She was in her 50s, recently divorced, moved to a new town, and working at a new job wondering about the purpose of her life. She talked for a long time and then paused, looked at me and asked, “is it too late to try to figure out what I am supposed to be doing?” She was yet another person going through major life transition(s) and stuck in those lonely moments wondering what it is all about. I realized that people whose lives are not intersecting with those transitions, just keep on going mostly not driven or even curious about the “whys” of life. I don’t think that some of us are deeper or more serious, I just think that some of us hit the bumps real hard, fall, and then in our recuperation phase, we have the opportunity to ask those deeper questions. It is as if transitions provide the opportunity to be curious about life. When everything is going as planned, when nothing goes wrong, no one questions anything. We are too busy involved in our stories, enjoying the regular routines and non-events. Months turn into years and we may look back perhaps well into our later years and wonder where it all went. Then perhaps an illness, retirement, etc. will get us quiet enough to listen, but that too might quickly be disrupted with the loud noises of the lives of our younger loved ones and we quickly put aside our foolish sentimentality and rush to join them where they’re at, and so it goes, another life spent lost in the mundane stories that run into each other.
Most of us are enamored with the Hollywood type of happy endings. If our life is not predictable and does not fit into the patterns that are accepted by mass consciousness, we panic, we judge and we do all that we can to forcefully squeeze into a life that fits everyone else’s expectations. Then, when we are still not happy, we start blaming everyone else and the cycle continues until the next bump or transition. Transitions get a bad rap, because they are usually seen as something outside of our control. They are perceived as something that happened to us, and in our attempt to understand, we start labeling and judging and make the event the bad thing and us the victim of the bad thing. This is when we start to neurotically recreate a more predictable and acceptable life if we can. If the transition is extremely difficult (e.g., a divorce or death) then we seek outside help and support. Soon after the pain numbs down, we go about the re-building of a new house following old instructions for an old house, until this new/old house comes crumbling down with the next transition.

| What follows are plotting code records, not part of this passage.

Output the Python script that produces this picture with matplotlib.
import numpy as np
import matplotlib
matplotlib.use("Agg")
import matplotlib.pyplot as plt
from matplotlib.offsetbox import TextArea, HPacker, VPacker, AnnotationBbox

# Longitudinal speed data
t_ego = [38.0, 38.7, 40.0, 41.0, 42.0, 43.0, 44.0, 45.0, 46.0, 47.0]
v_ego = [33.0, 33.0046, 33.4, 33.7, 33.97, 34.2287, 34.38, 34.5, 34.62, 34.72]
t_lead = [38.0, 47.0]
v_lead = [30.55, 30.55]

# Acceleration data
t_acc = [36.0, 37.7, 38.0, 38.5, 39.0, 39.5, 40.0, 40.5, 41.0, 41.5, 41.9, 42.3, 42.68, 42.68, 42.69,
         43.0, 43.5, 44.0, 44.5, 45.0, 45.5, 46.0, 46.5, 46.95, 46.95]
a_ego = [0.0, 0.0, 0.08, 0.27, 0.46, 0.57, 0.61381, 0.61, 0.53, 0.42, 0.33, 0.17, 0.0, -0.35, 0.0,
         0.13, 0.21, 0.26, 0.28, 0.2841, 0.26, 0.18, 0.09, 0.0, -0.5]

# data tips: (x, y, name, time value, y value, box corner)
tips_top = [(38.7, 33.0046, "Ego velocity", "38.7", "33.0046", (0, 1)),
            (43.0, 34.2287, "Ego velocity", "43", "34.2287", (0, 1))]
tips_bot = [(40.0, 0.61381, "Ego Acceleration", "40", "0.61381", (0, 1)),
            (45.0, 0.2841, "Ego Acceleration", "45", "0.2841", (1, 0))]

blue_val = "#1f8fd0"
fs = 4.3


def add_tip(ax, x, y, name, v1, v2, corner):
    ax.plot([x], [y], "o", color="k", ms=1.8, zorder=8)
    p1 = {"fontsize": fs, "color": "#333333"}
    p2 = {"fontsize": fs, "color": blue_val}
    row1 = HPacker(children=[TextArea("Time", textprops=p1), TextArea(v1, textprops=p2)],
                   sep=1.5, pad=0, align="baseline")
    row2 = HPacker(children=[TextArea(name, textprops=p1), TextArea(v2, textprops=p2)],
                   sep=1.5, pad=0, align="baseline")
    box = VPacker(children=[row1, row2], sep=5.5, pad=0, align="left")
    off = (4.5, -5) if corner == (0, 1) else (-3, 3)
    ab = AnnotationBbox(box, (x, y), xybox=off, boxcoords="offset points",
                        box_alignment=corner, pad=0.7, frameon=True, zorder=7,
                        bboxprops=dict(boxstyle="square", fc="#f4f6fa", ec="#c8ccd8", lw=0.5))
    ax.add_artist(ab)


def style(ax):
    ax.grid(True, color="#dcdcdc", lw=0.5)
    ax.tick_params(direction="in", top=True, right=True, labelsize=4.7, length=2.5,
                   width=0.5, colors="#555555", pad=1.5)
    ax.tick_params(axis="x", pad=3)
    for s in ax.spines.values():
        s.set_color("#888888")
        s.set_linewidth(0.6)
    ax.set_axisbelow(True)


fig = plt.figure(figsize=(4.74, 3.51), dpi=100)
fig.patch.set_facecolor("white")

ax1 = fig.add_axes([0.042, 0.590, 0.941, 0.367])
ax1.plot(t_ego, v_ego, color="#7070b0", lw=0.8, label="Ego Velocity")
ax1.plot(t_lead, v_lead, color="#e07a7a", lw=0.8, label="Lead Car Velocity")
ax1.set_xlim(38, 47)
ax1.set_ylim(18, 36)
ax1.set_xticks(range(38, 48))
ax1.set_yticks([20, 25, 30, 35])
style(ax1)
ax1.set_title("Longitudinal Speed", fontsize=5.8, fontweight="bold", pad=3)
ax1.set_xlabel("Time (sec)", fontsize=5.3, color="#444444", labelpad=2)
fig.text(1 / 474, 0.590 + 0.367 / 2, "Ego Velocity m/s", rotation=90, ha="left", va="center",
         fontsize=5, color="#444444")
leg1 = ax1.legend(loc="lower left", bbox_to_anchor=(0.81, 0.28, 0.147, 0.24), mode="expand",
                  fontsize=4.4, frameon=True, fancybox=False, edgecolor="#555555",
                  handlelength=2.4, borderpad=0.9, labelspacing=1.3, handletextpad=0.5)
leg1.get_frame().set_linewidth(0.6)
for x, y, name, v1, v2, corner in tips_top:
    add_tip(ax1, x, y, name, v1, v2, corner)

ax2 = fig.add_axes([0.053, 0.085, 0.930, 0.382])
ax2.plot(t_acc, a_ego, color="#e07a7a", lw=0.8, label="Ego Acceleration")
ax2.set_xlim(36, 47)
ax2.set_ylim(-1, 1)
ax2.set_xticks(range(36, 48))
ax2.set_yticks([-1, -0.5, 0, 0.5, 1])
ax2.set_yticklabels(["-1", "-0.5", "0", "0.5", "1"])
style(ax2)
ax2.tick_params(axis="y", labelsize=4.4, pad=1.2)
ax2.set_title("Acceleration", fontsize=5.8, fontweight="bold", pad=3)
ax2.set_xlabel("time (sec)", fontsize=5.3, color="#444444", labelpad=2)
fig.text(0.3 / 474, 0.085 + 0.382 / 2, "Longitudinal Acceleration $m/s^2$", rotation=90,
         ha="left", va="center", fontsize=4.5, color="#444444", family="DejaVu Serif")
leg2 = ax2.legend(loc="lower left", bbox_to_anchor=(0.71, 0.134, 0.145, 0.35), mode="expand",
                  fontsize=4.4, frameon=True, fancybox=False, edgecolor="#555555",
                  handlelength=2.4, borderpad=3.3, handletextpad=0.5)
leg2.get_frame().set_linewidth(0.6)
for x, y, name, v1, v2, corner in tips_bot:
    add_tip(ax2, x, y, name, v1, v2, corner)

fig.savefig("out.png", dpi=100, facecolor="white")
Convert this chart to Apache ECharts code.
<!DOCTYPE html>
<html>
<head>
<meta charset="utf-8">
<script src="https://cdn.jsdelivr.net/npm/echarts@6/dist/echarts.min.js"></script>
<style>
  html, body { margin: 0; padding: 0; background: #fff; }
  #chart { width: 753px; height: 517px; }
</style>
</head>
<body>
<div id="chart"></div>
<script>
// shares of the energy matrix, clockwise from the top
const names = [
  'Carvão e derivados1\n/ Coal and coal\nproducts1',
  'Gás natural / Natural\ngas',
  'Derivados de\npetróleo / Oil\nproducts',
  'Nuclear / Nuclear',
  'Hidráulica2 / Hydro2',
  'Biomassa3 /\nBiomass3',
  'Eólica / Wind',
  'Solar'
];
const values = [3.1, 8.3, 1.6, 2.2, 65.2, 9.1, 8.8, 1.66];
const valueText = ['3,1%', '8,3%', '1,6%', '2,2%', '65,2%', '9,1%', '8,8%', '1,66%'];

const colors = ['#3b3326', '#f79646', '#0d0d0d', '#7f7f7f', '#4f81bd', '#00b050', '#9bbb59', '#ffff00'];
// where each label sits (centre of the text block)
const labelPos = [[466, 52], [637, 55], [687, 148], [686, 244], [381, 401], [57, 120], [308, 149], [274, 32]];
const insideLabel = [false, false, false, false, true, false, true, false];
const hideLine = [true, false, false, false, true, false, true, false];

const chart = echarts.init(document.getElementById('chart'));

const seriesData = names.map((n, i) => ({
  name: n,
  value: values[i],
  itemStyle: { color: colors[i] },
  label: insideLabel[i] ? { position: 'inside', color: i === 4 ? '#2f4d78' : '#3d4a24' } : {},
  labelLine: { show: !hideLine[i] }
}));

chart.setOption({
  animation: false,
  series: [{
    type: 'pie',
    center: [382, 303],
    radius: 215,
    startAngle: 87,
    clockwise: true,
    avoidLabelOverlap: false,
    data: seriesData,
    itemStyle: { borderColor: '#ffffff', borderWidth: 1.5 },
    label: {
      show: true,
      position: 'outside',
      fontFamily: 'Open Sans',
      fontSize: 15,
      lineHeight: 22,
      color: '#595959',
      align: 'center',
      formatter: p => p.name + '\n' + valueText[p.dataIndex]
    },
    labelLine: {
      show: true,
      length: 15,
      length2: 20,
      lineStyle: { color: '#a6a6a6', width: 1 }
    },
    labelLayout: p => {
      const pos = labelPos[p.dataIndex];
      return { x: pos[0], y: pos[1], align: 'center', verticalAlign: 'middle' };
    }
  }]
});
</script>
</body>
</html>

She was ending our conversation by admitting that she felt lonely at times and it would be nice if she had someone in her life. She was giving up on the whole life purpose thing and looking dreamily into the horizon imagining the new guy she’d build a new life with. Transitions are opportunities for real change, and even though, we claim we want change, our tendency is to re-create an old story. After all, old stories are familiar and we know how to play the same role even if the other characters are being played out by new actors. Since most people like to have a multi-step guide to whatever it is they are looking for, I have come up with my own guide that I hope you find useful. I’ll go into step one or tool one in this post.

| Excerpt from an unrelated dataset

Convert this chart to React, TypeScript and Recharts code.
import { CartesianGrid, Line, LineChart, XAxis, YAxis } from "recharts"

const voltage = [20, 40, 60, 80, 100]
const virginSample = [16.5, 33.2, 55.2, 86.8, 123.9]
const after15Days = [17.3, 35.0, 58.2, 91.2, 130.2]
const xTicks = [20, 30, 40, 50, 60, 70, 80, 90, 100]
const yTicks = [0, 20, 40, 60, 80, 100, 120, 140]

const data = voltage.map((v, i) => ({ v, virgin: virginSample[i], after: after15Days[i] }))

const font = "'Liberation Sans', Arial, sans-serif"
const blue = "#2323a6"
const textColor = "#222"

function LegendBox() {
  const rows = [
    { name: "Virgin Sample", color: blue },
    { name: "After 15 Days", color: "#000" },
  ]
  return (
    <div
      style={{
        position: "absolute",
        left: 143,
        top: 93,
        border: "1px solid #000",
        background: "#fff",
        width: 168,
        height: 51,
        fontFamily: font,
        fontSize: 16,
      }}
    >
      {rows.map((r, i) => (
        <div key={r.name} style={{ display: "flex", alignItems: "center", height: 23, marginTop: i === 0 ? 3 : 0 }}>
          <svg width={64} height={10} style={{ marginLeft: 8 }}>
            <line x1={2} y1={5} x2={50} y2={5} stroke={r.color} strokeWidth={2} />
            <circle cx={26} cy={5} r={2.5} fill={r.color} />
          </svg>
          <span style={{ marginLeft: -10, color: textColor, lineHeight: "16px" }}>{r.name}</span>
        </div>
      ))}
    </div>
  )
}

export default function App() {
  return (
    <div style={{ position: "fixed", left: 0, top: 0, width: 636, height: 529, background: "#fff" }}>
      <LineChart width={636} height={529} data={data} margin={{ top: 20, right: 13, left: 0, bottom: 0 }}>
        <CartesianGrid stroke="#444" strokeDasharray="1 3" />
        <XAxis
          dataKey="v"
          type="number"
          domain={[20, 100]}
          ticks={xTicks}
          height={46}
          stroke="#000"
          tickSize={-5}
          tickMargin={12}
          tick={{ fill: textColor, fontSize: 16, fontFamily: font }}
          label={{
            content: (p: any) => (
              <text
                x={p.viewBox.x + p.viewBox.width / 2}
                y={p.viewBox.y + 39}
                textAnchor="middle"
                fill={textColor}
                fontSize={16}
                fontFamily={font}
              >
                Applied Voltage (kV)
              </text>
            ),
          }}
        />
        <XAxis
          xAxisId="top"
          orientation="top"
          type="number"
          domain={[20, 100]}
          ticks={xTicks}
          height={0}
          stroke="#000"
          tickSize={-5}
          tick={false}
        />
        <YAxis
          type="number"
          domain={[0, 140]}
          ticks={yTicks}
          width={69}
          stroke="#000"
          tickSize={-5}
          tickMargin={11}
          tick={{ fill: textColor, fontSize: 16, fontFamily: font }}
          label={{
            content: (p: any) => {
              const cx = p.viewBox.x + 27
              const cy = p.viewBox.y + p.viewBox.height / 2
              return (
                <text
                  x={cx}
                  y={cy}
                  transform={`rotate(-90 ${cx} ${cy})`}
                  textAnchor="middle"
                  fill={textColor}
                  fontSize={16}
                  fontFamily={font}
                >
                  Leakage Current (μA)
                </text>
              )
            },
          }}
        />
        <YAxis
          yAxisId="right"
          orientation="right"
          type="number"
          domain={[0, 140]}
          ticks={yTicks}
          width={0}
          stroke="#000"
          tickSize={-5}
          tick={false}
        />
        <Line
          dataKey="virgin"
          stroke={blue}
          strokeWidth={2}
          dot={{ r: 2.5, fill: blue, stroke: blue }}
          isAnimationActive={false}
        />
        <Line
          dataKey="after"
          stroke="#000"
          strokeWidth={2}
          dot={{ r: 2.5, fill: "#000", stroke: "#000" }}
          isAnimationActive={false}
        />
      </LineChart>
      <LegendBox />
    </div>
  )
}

The first tool that helps when making big changes is the ability and practice of seeing the big picture. In my sessions, I invite the client to join me on the outside of their story and take a peek in. It is so much easier and lighter to look at even the most difficult transitions from that perspective. It is also easier to make decisions. The key is to be able to masterfully zoom in and zoom out of your story. This also gives a better understanding and appreciation for what is going on. The tricky part however is that when we zoom in, we get stuck. So, I like to work with clients on how to get them unstuck when they dive in deep into their creations. Transitions are the pauses that we have created to provide us with the opportunity to go deeper, to understand ourselves, our choices, and then be able to consciously make changes that empower us towards living a more fulfilling and deliberate life. So the next time something supposedly goes terribly wrong, take a deep breath and zoom out so you are able to see the whole picture and then decide what if anything needs to be done. You will feel more empowered, liberated and purposeful.